# Objective
Copy each line below in which the string "matplotlib" occurs.
** start of Input data **
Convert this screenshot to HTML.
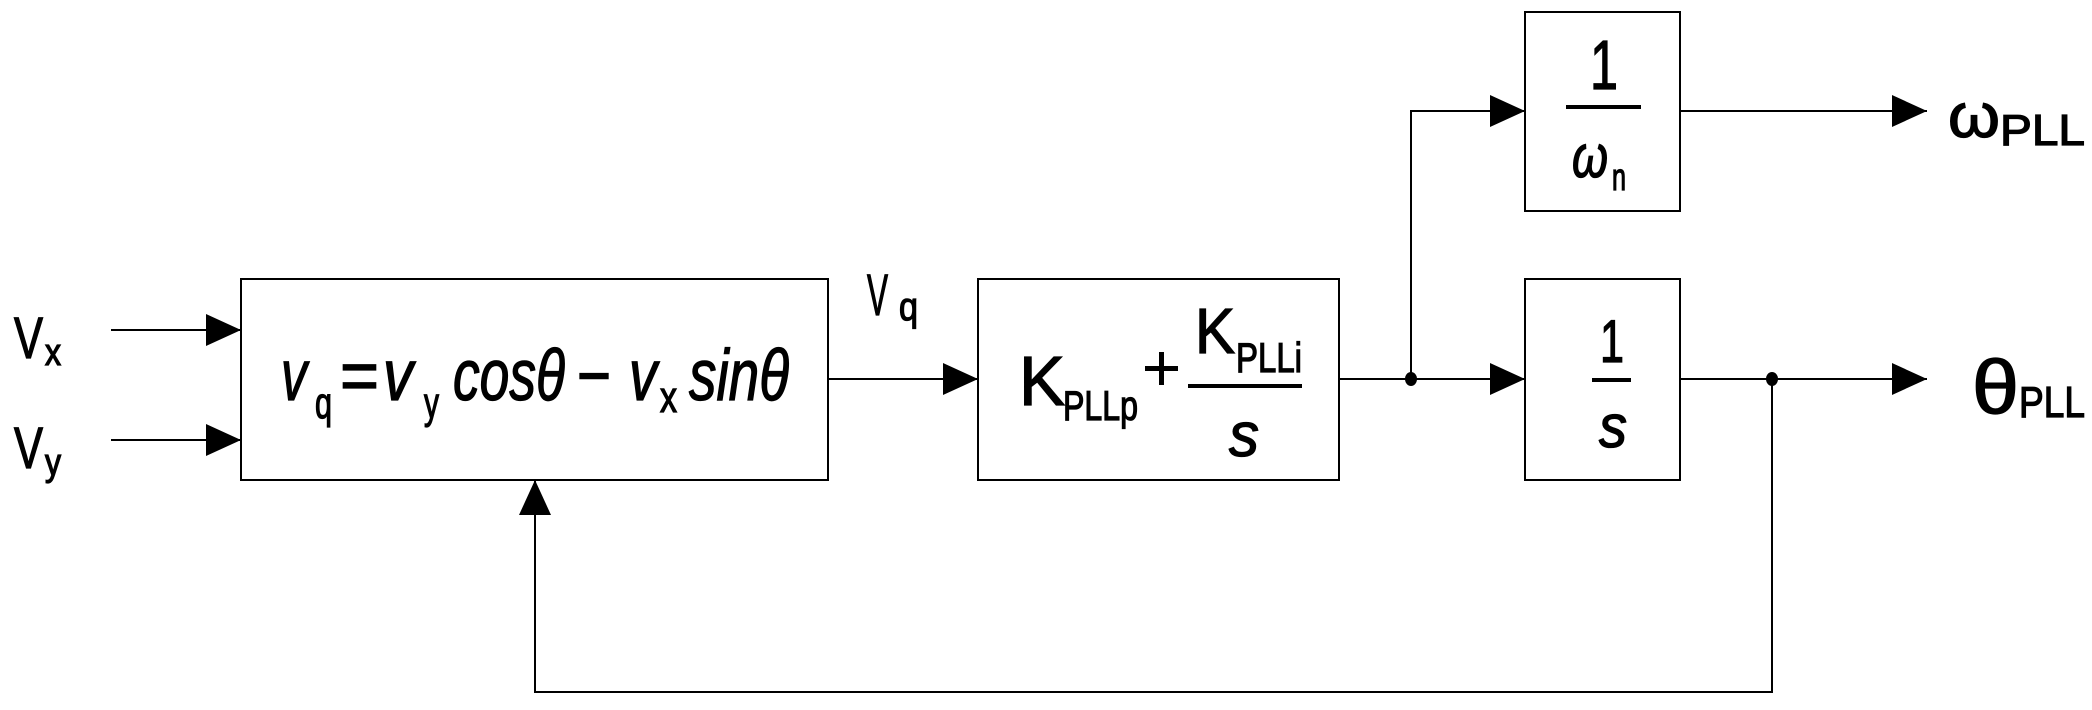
** end of Input data **
** start of Input data **
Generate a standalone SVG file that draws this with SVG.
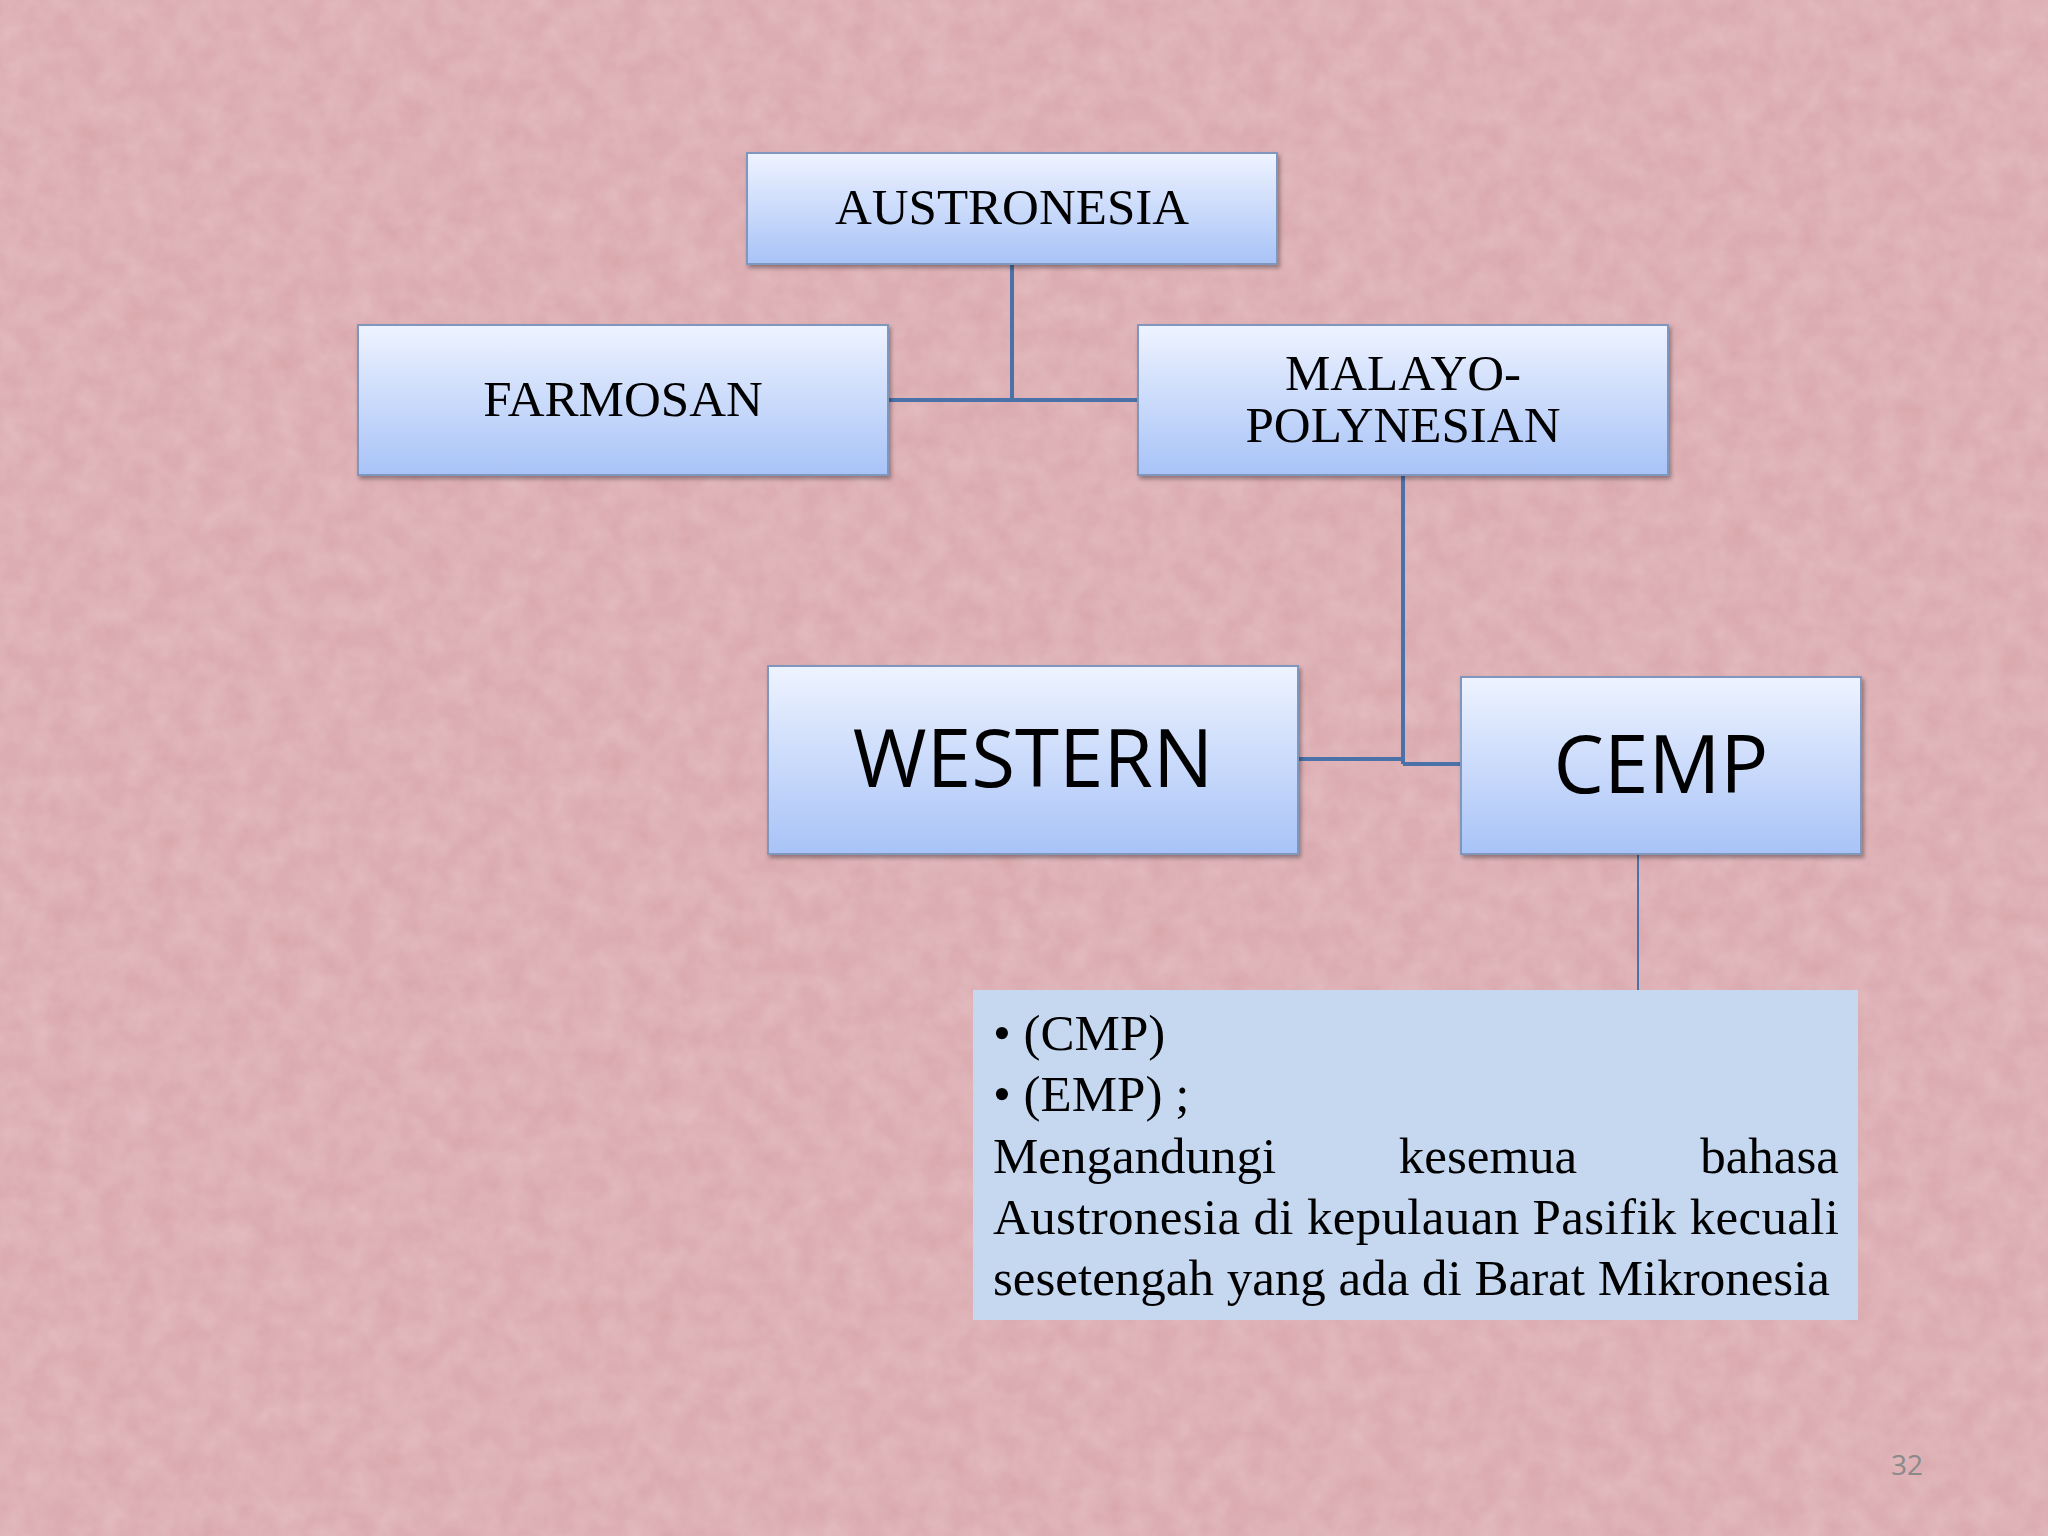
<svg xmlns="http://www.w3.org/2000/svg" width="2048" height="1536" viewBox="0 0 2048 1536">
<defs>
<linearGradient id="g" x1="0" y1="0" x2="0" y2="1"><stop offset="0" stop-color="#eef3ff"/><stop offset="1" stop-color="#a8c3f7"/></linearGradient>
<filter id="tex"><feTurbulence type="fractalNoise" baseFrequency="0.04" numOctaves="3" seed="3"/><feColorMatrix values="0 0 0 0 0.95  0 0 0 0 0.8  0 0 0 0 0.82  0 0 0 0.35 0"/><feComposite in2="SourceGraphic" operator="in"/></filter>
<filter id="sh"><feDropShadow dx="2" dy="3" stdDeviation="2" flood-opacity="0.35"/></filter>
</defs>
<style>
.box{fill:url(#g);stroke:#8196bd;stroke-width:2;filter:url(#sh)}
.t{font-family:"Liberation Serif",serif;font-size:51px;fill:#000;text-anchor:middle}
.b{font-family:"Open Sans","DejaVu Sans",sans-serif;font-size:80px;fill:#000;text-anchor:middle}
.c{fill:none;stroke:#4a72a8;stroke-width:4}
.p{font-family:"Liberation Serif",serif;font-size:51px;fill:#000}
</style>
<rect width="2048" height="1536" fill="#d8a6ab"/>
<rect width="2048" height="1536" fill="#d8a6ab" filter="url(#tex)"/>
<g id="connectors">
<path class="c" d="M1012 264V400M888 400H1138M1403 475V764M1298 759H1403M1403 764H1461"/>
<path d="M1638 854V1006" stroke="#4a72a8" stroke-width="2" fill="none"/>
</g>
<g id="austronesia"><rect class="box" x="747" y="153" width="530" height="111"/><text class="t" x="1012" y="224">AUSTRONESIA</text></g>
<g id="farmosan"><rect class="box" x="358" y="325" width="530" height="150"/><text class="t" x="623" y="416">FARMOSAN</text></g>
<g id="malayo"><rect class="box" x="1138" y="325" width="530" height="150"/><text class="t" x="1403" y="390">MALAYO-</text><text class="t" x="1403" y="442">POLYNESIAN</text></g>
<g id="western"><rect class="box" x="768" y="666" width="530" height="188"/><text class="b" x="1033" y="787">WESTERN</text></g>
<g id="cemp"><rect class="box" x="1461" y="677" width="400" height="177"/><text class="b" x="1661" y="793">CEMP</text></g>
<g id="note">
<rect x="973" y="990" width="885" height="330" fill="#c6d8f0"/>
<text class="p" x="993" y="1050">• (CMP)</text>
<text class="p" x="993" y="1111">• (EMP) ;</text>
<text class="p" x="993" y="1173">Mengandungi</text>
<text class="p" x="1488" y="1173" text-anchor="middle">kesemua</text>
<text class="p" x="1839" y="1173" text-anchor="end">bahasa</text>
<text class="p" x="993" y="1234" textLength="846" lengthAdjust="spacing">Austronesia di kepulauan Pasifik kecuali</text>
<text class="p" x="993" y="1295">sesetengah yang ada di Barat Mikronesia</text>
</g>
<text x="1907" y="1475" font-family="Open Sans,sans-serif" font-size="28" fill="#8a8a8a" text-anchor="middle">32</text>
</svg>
** end of Input data **
** start of Input data **
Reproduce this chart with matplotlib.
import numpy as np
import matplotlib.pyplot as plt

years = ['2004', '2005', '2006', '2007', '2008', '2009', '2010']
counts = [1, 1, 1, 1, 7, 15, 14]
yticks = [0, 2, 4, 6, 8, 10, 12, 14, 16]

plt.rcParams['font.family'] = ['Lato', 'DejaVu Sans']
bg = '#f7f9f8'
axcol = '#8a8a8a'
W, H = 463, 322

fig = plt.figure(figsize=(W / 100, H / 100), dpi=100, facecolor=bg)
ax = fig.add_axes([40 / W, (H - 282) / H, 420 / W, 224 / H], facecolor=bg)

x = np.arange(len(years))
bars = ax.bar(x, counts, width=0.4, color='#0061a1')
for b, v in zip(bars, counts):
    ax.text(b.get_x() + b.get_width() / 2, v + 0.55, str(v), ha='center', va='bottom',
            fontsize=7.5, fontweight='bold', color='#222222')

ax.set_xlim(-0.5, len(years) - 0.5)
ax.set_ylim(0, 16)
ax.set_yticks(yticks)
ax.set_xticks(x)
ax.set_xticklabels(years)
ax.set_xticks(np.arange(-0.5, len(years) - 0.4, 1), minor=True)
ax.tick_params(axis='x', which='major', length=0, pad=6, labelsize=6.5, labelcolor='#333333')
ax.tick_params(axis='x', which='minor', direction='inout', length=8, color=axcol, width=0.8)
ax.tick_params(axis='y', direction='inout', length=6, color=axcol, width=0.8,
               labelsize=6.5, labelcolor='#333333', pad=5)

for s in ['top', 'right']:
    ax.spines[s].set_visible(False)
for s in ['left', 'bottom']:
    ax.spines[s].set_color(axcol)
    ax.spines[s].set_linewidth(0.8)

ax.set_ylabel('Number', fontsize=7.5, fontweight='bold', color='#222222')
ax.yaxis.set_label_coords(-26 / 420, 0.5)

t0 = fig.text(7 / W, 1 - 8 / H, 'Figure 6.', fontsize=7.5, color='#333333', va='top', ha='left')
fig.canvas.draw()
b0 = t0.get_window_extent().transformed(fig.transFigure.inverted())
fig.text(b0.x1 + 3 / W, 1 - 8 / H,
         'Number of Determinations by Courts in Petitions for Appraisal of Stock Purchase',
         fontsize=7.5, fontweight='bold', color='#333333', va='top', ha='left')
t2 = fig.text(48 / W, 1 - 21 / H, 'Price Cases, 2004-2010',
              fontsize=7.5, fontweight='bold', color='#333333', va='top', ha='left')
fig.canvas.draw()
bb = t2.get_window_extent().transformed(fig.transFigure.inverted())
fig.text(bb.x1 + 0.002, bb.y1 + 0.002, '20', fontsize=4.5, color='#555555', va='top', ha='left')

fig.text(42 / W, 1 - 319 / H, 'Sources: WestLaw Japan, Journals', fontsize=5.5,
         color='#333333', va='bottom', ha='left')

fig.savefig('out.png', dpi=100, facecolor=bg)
** end of Input data **
# Solved exercise
Reproduce this chart with matplotlib.
import matplotlib.pyplot as plt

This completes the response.